The company's cash flow reliability and capital allocation also raise concerns. While operating cash flow has remained positive, it has been inconsistent, ranging from $51.3 million to $141.6 million. A more troubling development is that free cash flow, after being positive for four years, turned negative to the tune of -$22.1 million in FY 2024. This suggests increasing capital needs are outstripping cash generation. The one clear positive has been debt reduction, with total debt falling from $263 million in 2020 to $132.5 million in 2024. However, direct shareholder returns have been nonexistent, with no dividends paid since 2020 and only minimal share buybacks.

In conclusion, Amplify Energy's historical record does not support confidence in its operational execution or financial resilience. The period was characterized by inconsistent financial results, a major operational failure, and a balance sheet that was distressed for several years. While the deleveraging effort is commendable, the recent turn to negative free cash flow suggests ongoing challenges. Compared to its industry peers, Amplify's past performance has been demonstrably weaker and riskier.

Factor Analysis

  • Cost And Efficiency Trend

    Fail

    Volatile margins and inconsistent profitability over the past five years suggest a lack of stable cost control and operational efficiency.
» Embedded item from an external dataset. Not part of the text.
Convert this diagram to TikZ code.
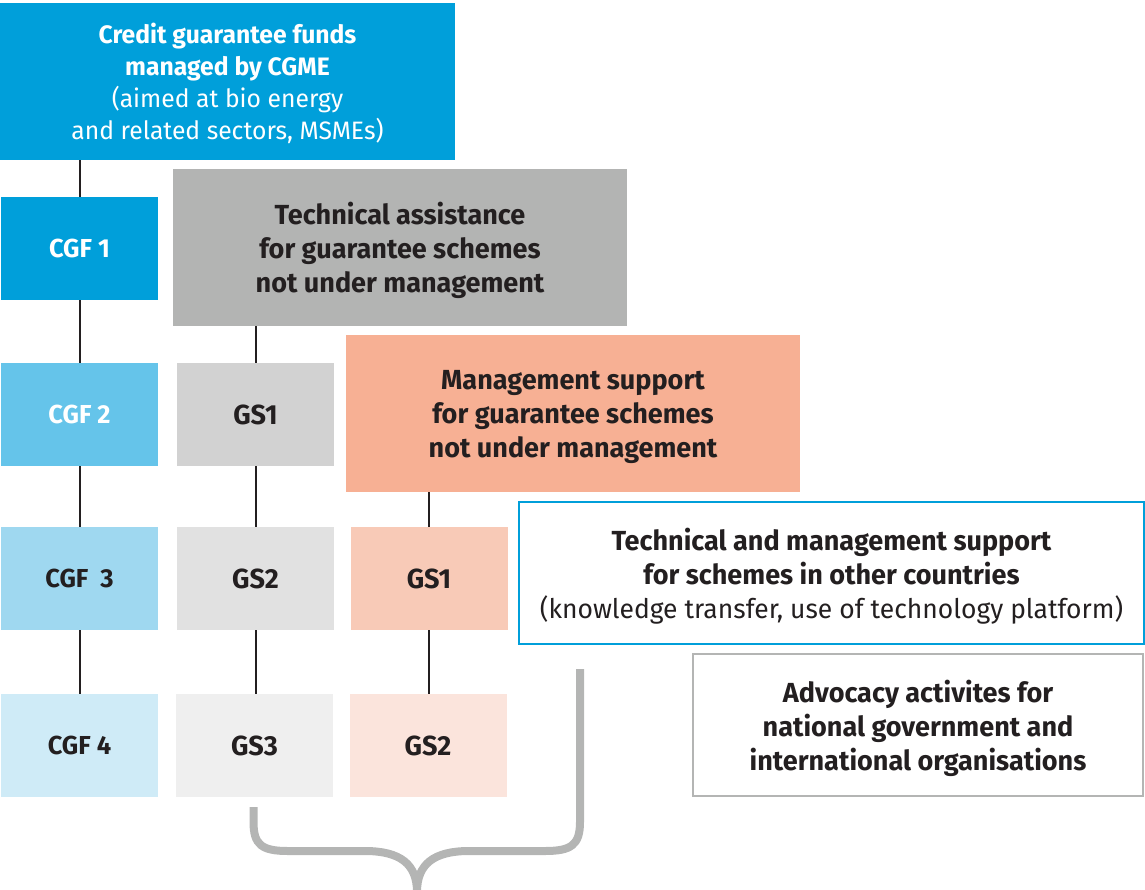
\documentclass[tikz,border=0pt]{standalone}
\usepackage{fontspec}
\setmainfont{Fira Sans}[FakeStretch=0.98]
\usepackage{tikz}
\definecolor{cgme}{HTML}{009FDA}
\definecolor{cgfb}{HTML}{65C4EA}
\definecolor{cgfc}{HTML}{9FD8F0}
\definecolor{cgfd}{HTML}{CFEBF7}
\definecolor{taga}{HTML}{B3B4B3}
\definecolor{tagb}{HTML}{D2D2D2}
\definecolor{tagc}{HTML}{E1E1E1}
\definecolor{tagd}{HTML}{EFEFEF}
\definecolor{msa}{HTML}{F7B094}
\definecolor{msb}{HTML}{F8CAB7}
\definecolor{msc}{HTML}{FBE4DC}
\definecolor{ink}{HTML}{231F20}
\definecolor{bracegray}{HTML}{B4B5B4}
\tikzset{bag/.style={rectangle, inner sep=0pt, align=center, text=ink,
		font=\fontsize{13.8pt}{17pt}\selectfont\bfseries},
	big/.style={bag, minimum width=227pt, minimum height=78.5pt, text depth=-1.5pt},
	small/.style={bag, minimum width=78.5pt, minimum height=51.5pt},
	cgf/.style={small, font=\fontsize{13pt}{17pt}\selectfont\bfseries},
	wide/.style={bag, minimum height=71pt, line width=1pt, text depth=0pt}}

\begin{document}
\begin{tikzpicture}[x=0.5pt, y=-0.5pt]
	\useasboundingbox (0,0) rectangle (1145,889);
	% credit guarantee funds
	\node[big, fill=cgme, text=white, minimum width=227.5pt, text depth=0pt,
		font=\fontsize{12.6pt}{16pt}\selectfont] (cgme) at (227.5,81.5)
		{\textbf{Credit guarantee funds}\\ \textbf{managed by CGME}\\
		(aimed at bio energy\\ and related sectors, MSMEs)};
	\node[cgf, fill=cgme, text=white] (cgf1) at (79.5,248.5) {CGF 1};
	\node[cgf, fill=cgfb, text=white] (cgf2) at (79.5,414.5) {CGF 2};
	\node[cgf, fill=cgfc] (cgf3) at (79.5,578.5) {CGF\ \ 3};
	\node[cgf, fill=cgfd] (cgf4) at (79.5,745.5) {CGF 4};
	% technical assistance
	\node[big, fill=taga] (ta) at (400,247.5)
		{Technical assistance\\ for guarantee schemes\\ not under management};
	\node[small, fill=tagb] (tags1) at (255.5,414.5) {GS1};
	\node[small, fill=tagc] (tags2) at (255.5,578.5) {GS2};
	\node[small, fill=tagd] (tags3) at (254.5,745.5) {GS3};
	% management support
	\node[big, fill=msa] (ms) at (573,413.5)
		{Management support\\ for guarantee schemes\\ not under management};
	\node[small, fill=msb] (msgs1) at (429,578.5) {GS1};
	\node[small, fill=msc] (msgs2) at (428,745.5) {GS2};
	% other countries, advocacy
	\node[wide, draw=cgme, minimum width=312.5pt] (other) at (831.5,573)
		{Technical and management support\\ for schemes in other countries\\
		\fontsize{13.5pt}{17pt}\selectfont\mdseries(knowledge transfer, use of technology platform)};
	\node[wide, draw=bracegray, minimum width=225pt] (adv) at (918,725)
		{Advocacy activites for\\ national government and\\ international organisations};
	% connectors
	\begin{scope}[draw=ink, line width=1pt]
		\draw (cgme.south -| cgf1) -- (cgf1);
		\draw (cgf1) -- (cgf2);
		\draw (cgf2) -- (cgf3);
		\draw (cgf3) -- (cgf4);
		\draw (ta.south -| tags1) -- (tags1);
		\draw (tags1) -- (tags2);
		\draw (tags2) -- (tags3.north -| tags2);
		\draw (ms.south -| msgs1) -- (msgs1);
		\draw (msgs1) -- (msgs2.north -| msgs1);
	\end{scope}
	% brace
	\draw[bracegray, line width=4pt]
		(253.5,807) -- (253.5,822) .. controls (253.5,845) and (262,851) .. (288,851)
		-- (365,851) .. controls (400,851) and (417,864) .. (417,892);
	\draw[bracegray, line width=4pt]
		(580,669) -- (580,822) .. controls (580,845) and (571,851) .. (545,851)
		-- (469,851) .. controls (434,851) and (417,864) .. (417,892);
\end{tikzpicture}
\end{document}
    While specific cost metrics per barrel are not provided, Amplify's financial statements show a highly inconsistent efficiency record. The company's operating margin has been on a rollercoaster, from a deeply negative -219.1% in 2020 and -9.1% in 2021 to positive results of 11.0%, 27.0%, and 11.2% in the following years. This wide fluctuation indicates that the company's cost structure is not resilient and is highly exposed to commodity price swings or other operational issues.

    This inconsistency suggests that operational learning and cost improvements are not steadily being achieved. The company's peers, such as SM Energy, are noted for maintaining much healthier and more stable operating margins, often above 35%. Amplify's inability to generate consistent profits from its operations, with two of the last five years resulting in operating losses, points to a fragile business model and a failure to achieve durable cost efficiency.

  • Guidance Credibility

    Fail

    While data on meeting financial guidance is unavailable, the 2021 California oil spill represents a catastrophic operational execution failure that severely undermines the company's credibility.
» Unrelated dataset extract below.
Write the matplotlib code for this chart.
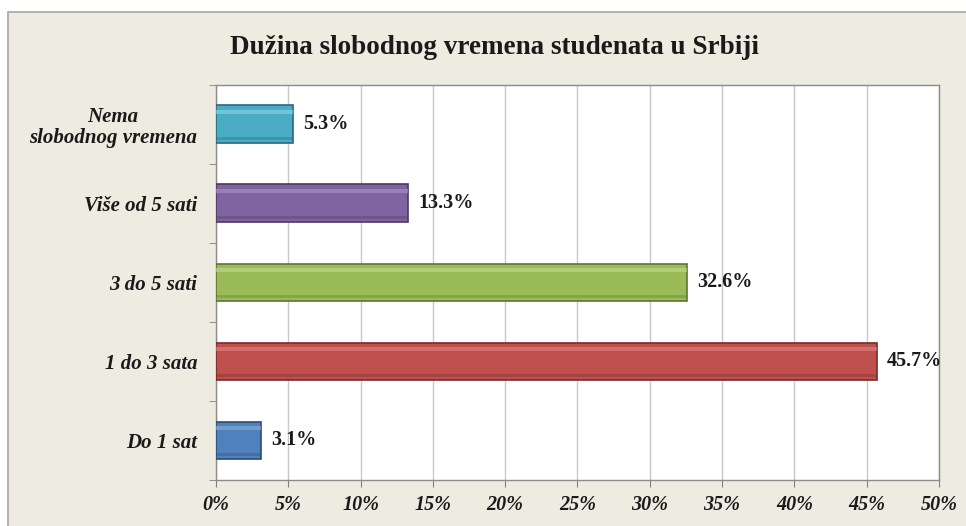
import numpy as np
import matplotlib
matplotlib.use("Agg")
import matplotlib.pyplot as plt
from matplotlib.patches import Rectangle

# ----------------------------
# Data
# ----------------------------
categories = ["Do 1 sat", "1 do 3 sata", "3 do 5 sati", "Više od 5 sati",
              "Nema\nslobodnog vremena"]
values = [3.1, 45.7, 32.6, 13.3, 5.3]
bar_colors = ["#4F81BD", "#C0504D", "#9BBB59", "#8064A2", "#4BACC6"]
edge_colors = ["#2C4D75", "#772C2A", "#5F7530", "#4D3B62", "#276A7C"]
light_colors = ["#8EAEDB", "#E08684", "#C3DA8E", "#AC95C8", "#8ED3E6"]
x_ticks = [0, 5, 10, 15, 20, 25, 30, 35, 40, 45, 50]
title = "Dužina slobodnog vremena studenata u Srbiji"

serif = ["Liberation Serif", "DejaVu Serif"]

fig = plt.figure(figsize=(9.66, 5.26), dpi=100)
fig.patch.set_facecolor("white")

# beige chart frame (behind the axes)
frame = Rectangle((0.008, -0.05), 1.05, 1.027, transform=fig.transFigure,
                  facecolor="#EEECE1", edgecolor="#A6A6A6", linewidth=1.2,
                  zorder=-10)
fig.patches.append(frame)

ax = fig.add_axes([0.2236, 0.0875, 0.7484, 0.751])
ax.set_facecolor("white")

y = np.arange(len(categories))
h = 0.48
ax.barh(y, values, height=h, color=bar_colors, edgecolor=edge_colors,
        linewidth=1.2, zorder=3)
# bevel-ish highlight strip on top, shade at bottom of each bar
ax.barh(y + h * 0.33, values, height=h * 0.12, color=light_colors,
        linewidth=0, zorder=4, alpha=0.6)
ax.barh(y - h * 0.37, values, height=h * 0.1, color=edge_colors,
        linewidth=0, zorder=4, alpha=0.35)

for yi, v in zip(y, values):
    ax.text(v + 0.7, yi, f"{v:.1f}%", va="center", ha="left",
            fontsize=14.5, fontweight="bold", family=serif, color="#1a1a1a",
            zorder=5)

ax.set_xlim(0, 50)
ax.set_ylim(-0.5, len(categories) - 0.5)
ax.set_xticks(x_ticks)
ax.set_xticklabels([f"{t}%" for t in x_ticks], fontsize=14.5,
                   fontweight="bold", style="italic", family=serif)
ax.set_yticks(y)
ax.set_yticklabels(categories, fontsize=15, fontweight="bold",
                   style="italic", family=serif, linespacing=1.05)
for lab in ax.get_yticklabels():
    lab.set_multialignment("center")
ax.set_yticks(np.arange(-0.5, len(categories), 1.0), minor=True)
ax.tick_params(axis="y", which="major", length=0, pad=13.5,
               labelcolor="#1a1a1a")
ax.tick_params(axis="y", which="minor", length=5, color="#7f7f7f")
ax.tick_params(axis="x", which="major", length=5, color="#7f7f7f",
               pad=6, labelcolor="#1a1a1a")

ax.grid(axis="x", color="#C8C8C8", linewidth=1.0, zorder=0)
ax.set_axisbelow(True)
for s in ax.spines.values():
    s.set_color("#8C8C8C")
    s.set_linewidth(1.0)

fig.text(0.512, 0.91, title, ha="center", va="center", fontsize=19.5,
         fontweight="bold", family=serif, color="#1a1a1a")

fig.savefig("out.png", dpi=100, facecolor=fig.get_facecolor())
    There is no publicly available data to systematically track Amplify's performance against its quarterly production, capex, and cost guidance. Therefore, a quantitative assessment of its guidance credibility is not possible. However, past performance is not just about meeting quarterly targets; it is also about managing operational risk and executing projects safely and reliably.

    The most significant event in the company's recent history was the 2021 pipeline rupture and subsequent oil spill in California. This was a major failure of operational execution and risk management with severe financial, legal, and reputational consequences. An event of this magnitude overshadows any record of meeting quarterly guidance, as it demonstrates a critical breakdown in core operational integrity. This contrasts sharply with peers who, while facing their own challenges, have not had a recent incident on this scale.

  • Production Growth And Mix

    Fail

    Using revenue as a proxy, the company's production profile appears highly volatile, with no evidence of sustained growth over the past five years.

    Amplify Energy's historical performance shows a lack of growth. The company's revenue, a reasonable proxy for production value, has been unstable: it was $202.1 million in 2020, peaked at $408.3 million in 2022 during a high commodity price environment, and then declined to $294.7 million by 2024. This demonstrates no consistent growth trend and suggests the company is simply riding the waves of commodity prices rather than expanding its production base. The competitor analysis confirms this, describing AMPY's strategy as managing mature, low-decline assets rather than pursuing growth.

    This stagnant profile is a significant weakness compared to peers like Matador Resources, which are described as having consistent, double-digit production growth. Furthermore, with shares outstanding increasing slightly from 37.7 million in 2020 to 39.8 million in 2024, there has been no growth on a per-share basis either. The historical record is one of stagnation and volatility, not of a healthy and growing production base.

  • Reserve Replacement History

    Fail

    Lacking data on reserves, the company's recent negative free cash flow and a spike in capital spending raise serious questions about its ability to cost-effectively replace production.

    Metrics on reserve replacement ratios and finding-and-development (F&D) costs are not available for this analysis. However, we can infer the health of the company's reinvestment engine from its cash flow and spending patterns. For a company managing mature assets, maintaining production requires efficient capital spending. From FY 2020 to FY 2023, capital expenditures were stable, ranging from $30 million to $36 million annually. However, in FY 2024, capex more than doubled to $73.3 million.

    This sharp increase in spending, combined with lower operating cash flow, pushed the company's free cash flow into negative territory (-$22.1 million) for the first time in five years. This is a significant red flag, suggesting that it is becoming more expensive for Amplify to maintain its assets and production. A healthy reinvestment engine should be able to replace reserves and maintain production while still generating free cash flow. The recent performance indicates this engine may be failing.

  • Returns And Per-Share Value

    Fail

    The company has prioritized debt reduction over direct shareholder returns, with no consistent dividend and only minor buybacks, while its per-share value has been erratic.

    Amplify Energy's primary positive outcome over the past several years has been strengthening its balance sheet by reducing total debt from $263 million in 2020 to $132.5 million in 2024. This deleveraging was necessary given the company had negative shareholder equity for three of the last five years. However, this focus came at the expense of direct shareholder returns. The company has not paid a dividend since 2020, and share repurchases have been minimal, with just -$1.87 million spent in FY 2024.

    Per-share metrics paint a picture of instability. Book value per share was negative from 2020 to 2022 and only turned strongly positive due to a one-time tax benefit that boosted net income in 2023. Earnings per share have been extremely volatile, ranging from a loss of -$12.34 to a profit of $9.63. This record is far inferior to peers like Chord Energy or Civitas Resources, which have robust and multi-faceted capital return programs including substantial dividends and buybacks, backed by consistent earnings.